Leaving out all pictures, copy exactly the lines from the one containing "Reproduce this chart with D3.js." down to the one containing "d3.scaleLinear().domain([0, 5]).range([plot.bottom, plot.top]);", both of them included.
===== Entries =====
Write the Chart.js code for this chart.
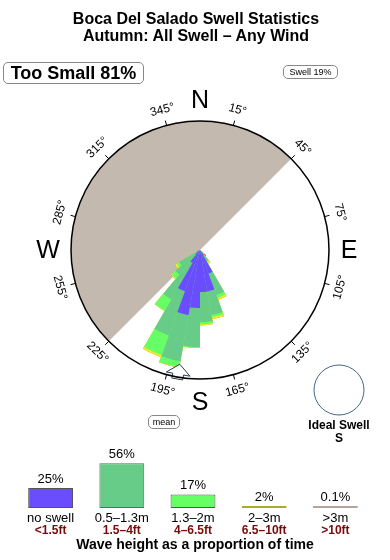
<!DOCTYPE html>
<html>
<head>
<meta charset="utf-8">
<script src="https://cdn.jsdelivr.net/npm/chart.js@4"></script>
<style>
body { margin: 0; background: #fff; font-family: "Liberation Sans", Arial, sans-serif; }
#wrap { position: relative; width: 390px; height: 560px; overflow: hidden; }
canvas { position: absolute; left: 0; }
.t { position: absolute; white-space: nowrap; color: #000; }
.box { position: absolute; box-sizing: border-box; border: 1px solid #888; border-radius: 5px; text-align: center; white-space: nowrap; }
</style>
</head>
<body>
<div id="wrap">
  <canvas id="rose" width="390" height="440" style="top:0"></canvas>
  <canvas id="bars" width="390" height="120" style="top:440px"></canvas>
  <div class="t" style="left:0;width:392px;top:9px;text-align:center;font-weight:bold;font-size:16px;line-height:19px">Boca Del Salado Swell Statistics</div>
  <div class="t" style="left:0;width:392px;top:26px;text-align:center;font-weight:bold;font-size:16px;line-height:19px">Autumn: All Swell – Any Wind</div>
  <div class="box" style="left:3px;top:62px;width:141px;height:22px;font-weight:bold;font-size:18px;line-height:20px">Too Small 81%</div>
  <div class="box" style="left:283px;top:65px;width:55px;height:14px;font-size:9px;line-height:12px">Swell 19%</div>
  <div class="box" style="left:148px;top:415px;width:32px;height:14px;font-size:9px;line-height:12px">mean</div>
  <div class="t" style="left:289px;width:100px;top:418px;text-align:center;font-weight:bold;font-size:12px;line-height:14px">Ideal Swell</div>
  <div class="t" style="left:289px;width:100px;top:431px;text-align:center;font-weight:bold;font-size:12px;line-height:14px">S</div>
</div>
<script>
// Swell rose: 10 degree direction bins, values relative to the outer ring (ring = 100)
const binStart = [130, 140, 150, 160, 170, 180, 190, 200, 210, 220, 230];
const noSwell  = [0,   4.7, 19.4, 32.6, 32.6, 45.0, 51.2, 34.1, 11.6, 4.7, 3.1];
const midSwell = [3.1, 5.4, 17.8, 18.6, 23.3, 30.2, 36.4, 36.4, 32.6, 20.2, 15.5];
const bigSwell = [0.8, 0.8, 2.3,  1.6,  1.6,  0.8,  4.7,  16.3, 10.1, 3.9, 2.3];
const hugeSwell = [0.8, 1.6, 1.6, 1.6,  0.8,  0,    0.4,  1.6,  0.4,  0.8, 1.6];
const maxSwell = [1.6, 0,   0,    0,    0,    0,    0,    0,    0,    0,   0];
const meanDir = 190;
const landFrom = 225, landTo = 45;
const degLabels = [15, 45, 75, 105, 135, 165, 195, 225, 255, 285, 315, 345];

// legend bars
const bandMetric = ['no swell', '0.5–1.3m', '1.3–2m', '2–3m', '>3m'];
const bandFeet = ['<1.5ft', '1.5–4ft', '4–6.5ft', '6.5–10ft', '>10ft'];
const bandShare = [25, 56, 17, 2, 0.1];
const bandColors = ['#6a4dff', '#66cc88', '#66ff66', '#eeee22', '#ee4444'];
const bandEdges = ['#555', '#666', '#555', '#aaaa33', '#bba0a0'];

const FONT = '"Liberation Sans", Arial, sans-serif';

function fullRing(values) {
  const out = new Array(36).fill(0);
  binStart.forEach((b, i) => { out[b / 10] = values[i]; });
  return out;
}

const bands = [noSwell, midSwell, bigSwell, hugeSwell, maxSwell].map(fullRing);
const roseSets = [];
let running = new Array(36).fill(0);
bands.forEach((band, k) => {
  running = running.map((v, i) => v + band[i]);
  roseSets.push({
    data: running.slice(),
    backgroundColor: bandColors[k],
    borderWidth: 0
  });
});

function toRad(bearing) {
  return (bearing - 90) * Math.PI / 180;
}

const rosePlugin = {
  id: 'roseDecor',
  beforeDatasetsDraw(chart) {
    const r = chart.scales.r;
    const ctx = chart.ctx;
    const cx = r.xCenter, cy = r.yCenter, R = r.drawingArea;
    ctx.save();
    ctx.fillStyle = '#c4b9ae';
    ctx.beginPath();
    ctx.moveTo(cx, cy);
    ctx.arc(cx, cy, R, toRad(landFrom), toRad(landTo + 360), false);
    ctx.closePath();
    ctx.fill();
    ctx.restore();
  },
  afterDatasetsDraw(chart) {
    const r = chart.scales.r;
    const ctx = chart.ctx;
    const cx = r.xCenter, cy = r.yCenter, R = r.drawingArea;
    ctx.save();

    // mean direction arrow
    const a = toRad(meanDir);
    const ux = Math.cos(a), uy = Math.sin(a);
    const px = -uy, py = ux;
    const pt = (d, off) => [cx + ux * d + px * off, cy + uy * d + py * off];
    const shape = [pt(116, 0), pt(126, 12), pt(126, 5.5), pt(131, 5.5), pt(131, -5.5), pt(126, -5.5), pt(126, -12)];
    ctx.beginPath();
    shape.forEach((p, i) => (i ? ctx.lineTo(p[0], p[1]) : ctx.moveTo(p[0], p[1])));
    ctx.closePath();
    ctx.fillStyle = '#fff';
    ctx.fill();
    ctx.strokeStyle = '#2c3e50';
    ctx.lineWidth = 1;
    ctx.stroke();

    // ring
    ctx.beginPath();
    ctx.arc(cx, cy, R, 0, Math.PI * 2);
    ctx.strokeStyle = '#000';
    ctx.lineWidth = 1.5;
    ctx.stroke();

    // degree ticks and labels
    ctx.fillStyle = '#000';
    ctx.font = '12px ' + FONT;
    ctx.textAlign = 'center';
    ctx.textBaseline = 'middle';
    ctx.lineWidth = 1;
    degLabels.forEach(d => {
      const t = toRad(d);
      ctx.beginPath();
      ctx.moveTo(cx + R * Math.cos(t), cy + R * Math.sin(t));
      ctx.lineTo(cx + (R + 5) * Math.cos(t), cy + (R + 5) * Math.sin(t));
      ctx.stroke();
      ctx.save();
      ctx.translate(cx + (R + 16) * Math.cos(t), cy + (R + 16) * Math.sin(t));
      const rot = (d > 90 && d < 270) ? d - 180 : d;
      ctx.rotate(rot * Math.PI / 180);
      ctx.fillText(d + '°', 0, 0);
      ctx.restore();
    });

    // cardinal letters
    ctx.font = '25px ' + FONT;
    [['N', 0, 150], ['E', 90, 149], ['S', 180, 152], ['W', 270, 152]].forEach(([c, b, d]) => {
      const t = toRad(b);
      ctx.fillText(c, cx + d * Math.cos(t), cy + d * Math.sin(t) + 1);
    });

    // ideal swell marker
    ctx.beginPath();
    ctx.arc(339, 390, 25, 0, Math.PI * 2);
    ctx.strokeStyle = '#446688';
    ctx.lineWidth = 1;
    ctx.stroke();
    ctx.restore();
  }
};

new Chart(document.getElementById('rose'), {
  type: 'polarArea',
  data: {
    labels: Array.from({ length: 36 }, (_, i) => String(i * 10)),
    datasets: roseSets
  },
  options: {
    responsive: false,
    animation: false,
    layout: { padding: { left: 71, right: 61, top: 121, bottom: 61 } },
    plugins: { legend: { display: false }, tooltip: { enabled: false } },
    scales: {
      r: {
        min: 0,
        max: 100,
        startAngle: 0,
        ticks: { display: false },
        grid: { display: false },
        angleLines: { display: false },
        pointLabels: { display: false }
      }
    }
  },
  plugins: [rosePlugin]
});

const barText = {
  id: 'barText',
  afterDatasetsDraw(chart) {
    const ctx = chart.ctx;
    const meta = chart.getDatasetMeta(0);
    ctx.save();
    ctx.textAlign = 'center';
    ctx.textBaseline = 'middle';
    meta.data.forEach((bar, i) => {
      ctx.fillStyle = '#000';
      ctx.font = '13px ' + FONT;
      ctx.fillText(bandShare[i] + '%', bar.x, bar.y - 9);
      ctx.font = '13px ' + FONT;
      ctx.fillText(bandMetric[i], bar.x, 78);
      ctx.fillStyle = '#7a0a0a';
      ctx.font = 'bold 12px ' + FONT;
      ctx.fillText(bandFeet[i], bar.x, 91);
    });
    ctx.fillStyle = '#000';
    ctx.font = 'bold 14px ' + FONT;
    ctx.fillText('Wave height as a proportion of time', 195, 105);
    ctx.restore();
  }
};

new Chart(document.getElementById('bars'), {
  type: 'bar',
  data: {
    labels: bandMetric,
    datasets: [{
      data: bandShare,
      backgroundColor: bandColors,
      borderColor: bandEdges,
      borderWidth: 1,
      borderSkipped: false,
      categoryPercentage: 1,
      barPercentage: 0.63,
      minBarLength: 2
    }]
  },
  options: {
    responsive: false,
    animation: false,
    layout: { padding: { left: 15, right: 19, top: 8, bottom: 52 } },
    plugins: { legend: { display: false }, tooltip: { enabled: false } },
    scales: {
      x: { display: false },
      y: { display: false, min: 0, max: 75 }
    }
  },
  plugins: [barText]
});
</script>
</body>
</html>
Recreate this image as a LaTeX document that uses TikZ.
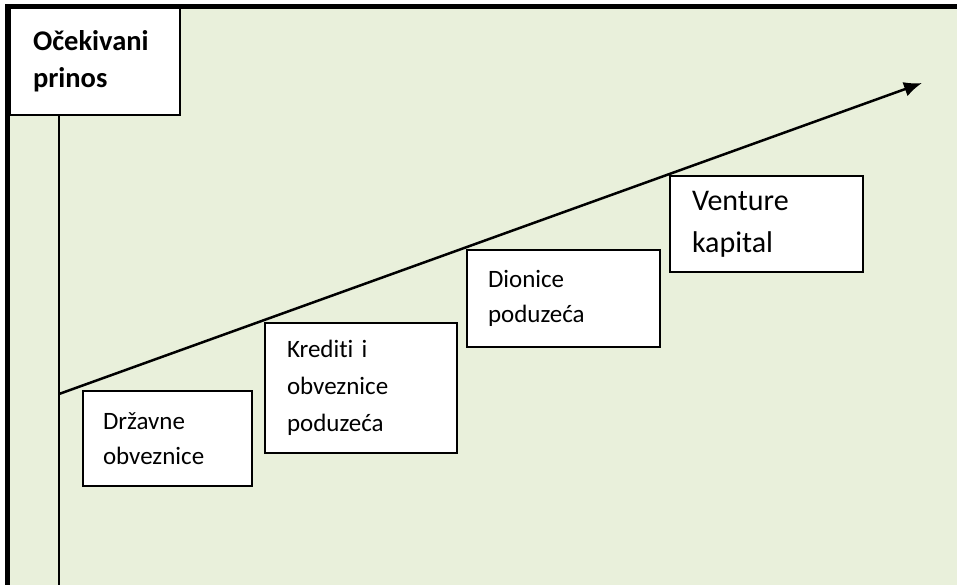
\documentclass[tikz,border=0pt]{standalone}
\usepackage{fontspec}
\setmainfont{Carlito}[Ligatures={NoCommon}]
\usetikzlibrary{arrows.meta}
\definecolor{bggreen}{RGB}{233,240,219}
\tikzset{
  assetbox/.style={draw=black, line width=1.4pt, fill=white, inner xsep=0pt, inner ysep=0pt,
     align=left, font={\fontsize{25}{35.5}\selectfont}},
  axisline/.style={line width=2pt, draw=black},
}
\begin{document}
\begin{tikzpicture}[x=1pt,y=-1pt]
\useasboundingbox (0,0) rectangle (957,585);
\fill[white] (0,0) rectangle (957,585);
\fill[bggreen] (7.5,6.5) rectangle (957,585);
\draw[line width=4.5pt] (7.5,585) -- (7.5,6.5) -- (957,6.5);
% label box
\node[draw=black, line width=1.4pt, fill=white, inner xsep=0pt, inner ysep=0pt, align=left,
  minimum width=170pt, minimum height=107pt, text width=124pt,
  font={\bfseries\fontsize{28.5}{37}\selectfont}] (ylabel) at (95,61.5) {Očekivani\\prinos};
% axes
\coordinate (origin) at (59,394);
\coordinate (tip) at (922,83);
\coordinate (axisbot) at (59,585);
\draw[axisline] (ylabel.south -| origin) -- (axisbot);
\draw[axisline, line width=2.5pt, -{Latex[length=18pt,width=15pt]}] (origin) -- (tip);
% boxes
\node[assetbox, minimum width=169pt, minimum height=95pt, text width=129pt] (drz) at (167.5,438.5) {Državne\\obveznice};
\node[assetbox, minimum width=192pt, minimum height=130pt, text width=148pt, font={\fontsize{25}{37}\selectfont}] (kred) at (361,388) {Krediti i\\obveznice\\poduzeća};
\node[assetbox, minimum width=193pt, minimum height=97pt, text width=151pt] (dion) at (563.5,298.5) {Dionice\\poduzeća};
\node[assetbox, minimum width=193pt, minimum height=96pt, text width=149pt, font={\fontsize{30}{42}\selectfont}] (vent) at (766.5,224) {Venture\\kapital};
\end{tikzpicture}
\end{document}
=====
===== Entries =====
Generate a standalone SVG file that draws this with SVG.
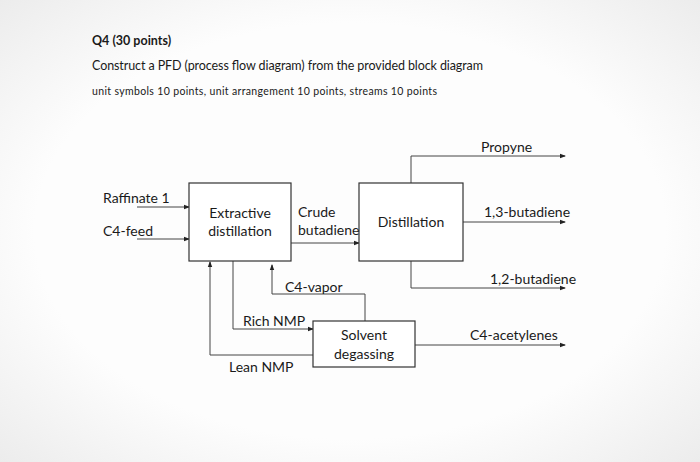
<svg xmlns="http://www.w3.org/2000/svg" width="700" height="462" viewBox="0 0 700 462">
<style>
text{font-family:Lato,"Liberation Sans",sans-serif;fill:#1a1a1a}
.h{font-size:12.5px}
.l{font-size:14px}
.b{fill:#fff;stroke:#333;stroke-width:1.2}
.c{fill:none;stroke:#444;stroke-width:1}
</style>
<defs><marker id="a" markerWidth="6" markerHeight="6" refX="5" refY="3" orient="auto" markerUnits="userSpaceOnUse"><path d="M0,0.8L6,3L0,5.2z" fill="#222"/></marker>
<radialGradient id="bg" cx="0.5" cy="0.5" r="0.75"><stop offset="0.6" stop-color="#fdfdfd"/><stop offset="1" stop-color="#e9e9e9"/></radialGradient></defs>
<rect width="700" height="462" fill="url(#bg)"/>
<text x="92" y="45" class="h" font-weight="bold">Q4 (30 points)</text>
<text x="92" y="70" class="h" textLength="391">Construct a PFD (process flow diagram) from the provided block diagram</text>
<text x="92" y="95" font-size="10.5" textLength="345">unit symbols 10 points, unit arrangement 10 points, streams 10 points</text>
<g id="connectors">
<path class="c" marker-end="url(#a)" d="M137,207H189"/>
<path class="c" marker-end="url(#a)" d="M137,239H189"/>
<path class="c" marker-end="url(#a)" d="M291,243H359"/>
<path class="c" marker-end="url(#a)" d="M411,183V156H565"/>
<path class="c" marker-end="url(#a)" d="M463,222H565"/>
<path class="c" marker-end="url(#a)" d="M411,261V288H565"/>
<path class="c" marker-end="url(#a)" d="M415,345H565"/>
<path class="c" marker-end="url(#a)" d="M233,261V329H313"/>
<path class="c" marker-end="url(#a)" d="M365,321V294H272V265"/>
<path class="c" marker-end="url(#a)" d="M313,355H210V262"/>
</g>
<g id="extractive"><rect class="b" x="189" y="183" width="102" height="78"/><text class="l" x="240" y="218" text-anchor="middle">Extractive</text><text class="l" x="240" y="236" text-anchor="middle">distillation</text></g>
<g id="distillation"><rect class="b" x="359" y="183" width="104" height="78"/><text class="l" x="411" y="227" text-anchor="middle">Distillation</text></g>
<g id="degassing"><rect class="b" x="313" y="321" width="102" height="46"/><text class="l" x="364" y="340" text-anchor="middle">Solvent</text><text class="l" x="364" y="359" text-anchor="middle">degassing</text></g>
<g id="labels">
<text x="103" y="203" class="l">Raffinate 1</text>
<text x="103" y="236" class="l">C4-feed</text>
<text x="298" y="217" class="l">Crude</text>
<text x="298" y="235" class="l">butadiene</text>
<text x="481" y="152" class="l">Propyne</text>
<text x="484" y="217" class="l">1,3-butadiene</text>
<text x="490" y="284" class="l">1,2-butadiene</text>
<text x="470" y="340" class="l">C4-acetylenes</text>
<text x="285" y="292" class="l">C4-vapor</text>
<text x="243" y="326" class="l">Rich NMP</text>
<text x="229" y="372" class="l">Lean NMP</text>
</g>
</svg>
=====
===== Entries =====
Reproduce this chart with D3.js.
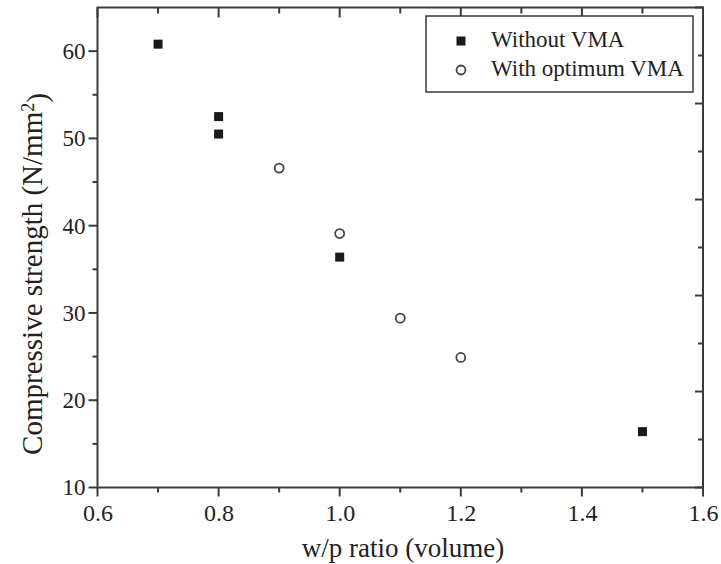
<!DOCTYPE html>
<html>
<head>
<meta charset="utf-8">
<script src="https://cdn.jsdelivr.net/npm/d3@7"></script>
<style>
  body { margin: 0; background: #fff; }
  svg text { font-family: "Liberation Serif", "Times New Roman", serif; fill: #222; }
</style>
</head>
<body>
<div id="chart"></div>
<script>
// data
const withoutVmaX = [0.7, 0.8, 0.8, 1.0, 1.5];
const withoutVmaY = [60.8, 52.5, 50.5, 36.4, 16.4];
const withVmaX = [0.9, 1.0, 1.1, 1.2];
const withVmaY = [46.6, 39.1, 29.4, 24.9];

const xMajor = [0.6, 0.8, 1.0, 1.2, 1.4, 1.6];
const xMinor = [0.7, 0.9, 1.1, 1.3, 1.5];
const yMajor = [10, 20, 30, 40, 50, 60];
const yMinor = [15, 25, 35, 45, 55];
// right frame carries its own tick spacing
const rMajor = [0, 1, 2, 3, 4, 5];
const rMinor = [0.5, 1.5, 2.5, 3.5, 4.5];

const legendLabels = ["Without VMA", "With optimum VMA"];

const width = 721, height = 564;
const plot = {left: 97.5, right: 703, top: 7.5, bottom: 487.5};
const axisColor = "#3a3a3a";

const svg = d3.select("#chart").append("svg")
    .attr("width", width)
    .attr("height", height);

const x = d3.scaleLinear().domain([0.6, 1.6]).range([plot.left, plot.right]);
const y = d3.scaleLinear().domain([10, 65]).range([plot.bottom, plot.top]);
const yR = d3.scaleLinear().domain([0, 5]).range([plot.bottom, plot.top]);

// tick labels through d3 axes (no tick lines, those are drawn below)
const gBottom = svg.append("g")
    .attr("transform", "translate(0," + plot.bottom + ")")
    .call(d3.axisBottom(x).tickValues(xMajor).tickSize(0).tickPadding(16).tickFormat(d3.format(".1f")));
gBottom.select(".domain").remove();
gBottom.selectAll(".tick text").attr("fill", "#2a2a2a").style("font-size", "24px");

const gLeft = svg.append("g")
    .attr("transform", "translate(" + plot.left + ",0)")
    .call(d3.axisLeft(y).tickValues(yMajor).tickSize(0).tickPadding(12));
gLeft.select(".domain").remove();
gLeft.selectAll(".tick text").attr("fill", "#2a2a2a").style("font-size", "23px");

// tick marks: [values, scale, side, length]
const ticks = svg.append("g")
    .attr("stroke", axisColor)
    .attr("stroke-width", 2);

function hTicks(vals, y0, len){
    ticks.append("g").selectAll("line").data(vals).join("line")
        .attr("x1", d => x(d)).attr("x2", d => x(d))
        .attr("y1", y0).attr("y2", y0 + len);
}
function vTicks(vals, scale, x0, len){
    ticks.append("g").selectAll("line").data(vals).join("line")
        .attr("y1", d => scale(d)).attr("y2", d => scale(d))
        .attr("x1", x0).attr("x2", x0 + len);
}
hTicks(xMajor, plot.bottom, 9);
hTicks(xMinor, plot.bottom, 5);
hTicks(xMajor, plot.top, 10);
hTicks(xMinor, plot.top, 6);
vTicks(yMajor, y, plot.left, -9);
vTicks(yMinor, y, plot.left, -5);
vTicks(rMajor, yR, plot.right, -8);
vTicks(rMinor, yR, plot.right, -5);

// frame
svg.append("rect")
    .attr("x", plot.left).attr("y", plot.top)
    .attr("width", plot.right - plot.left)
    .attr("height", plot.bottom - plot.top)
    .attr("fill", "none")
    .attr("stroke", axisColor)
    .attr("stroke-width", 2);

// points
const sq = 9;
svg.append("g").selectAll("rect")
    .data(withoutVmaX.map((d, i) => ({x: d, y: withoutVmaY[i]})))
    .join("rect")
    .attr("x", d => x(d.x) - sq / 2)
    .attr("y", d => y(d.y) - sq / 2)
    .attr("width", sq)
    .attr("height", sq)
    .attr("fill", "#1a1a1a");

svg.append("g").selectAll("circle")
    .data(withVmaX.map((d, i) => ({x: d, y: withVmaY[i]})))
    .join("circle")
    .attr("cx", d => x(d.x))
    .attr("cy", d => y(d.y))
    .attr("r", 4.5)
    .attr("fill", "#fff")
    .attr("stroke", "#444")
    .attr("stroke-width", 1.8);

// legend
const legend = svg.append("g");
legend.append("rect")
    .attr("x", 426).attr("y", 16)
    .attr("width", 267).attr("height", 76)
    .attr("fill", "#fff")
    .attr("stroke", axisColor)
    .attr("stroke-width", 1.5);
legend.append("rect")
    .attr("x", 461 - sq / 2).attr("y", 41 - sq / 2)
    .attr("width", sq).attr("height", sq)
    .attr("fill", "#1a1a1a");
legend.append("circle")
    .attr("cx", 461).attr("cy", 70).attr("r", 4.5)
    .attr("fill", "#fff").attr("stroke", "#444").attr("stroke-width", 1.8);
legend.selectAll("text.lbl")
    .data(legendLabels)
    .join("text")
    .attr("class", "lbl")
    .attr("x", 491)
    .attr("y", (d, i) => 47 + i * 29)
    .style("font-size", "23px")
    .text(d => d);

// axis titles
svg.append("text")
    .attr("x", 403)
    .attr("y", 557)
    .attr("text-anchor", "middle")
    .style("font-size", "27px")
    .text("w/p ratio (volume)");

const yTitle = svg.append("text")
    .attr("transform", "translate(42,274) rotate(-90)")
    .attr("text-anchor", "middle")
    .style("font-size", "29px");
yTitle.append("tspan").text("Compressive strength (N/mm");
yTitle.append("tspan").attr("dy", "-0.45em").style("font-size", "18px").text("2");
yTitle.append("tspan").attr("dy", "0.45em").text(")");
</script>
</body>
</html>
=====
* _Answer to the problem_
Reproduce this chart with D3.js.
<!DOCTYPE html>
<html>
<head>
<meta charset="utf-8">
<script src="https://cdn.jsdelivr.net/npm/d3@7"></script>
<style>
  body { margin: 0; background: #fff; }
  svg text { font-family: "Liberation Serif", "Times New Roman", serif; fill: #222; }
</style>
</head>
<body>
<div id="chart"></div>
<script>
// data
const withoutVmaX = [0.7, 0.8, 0.8, 1.0, 1.5];
const withoutVmaY = [60.8, 52.5, 50.5, 36.4, 16.4];
const withVmaX = [0.9, 1.0, 1.1, 1.2];
const withVmaY = [46.6, 39.1, 29.4, 24.9];

const xMajor = [0.6, 0.8, 1.0, 1.2, 1.4, 1.6];
const xMinor = [0.7, 0.9, 1.1, 1.3, 1.5];
const yMajor = [10, 20, 30, 40, 50, 60];
const yMinor = [15, 25, 35, 45, 55];
// right frame carries its own tick spacing
const rMajor = [0, 1, 2, 3, 4, 5];
const rMinor = [0.5, 1.5, 2.5, 3.5, 4.5];

const legendLabels = ["Without VMA", "With optimum VMA"];

const width = 721, height = 564;
const plot = {left: 97.5, right: 703, top: 7.5, bottom: 487.5};
const axisColor = "#3a3a3a";

const svg = d3.select("#chart").append("svg")
    .attr("width", width)
    .attr("height", height);

const x = d3.scaleLinear().domain([0.6, 1.6]).range([plot.left, plot.right]);
const y = d3.scaleLinear().domain([10, 65]).range([plot.bottom, plot.top]);
const yR = d3.scaleLinear().domain([0, 5]).range([plot.bottom, plot.top]);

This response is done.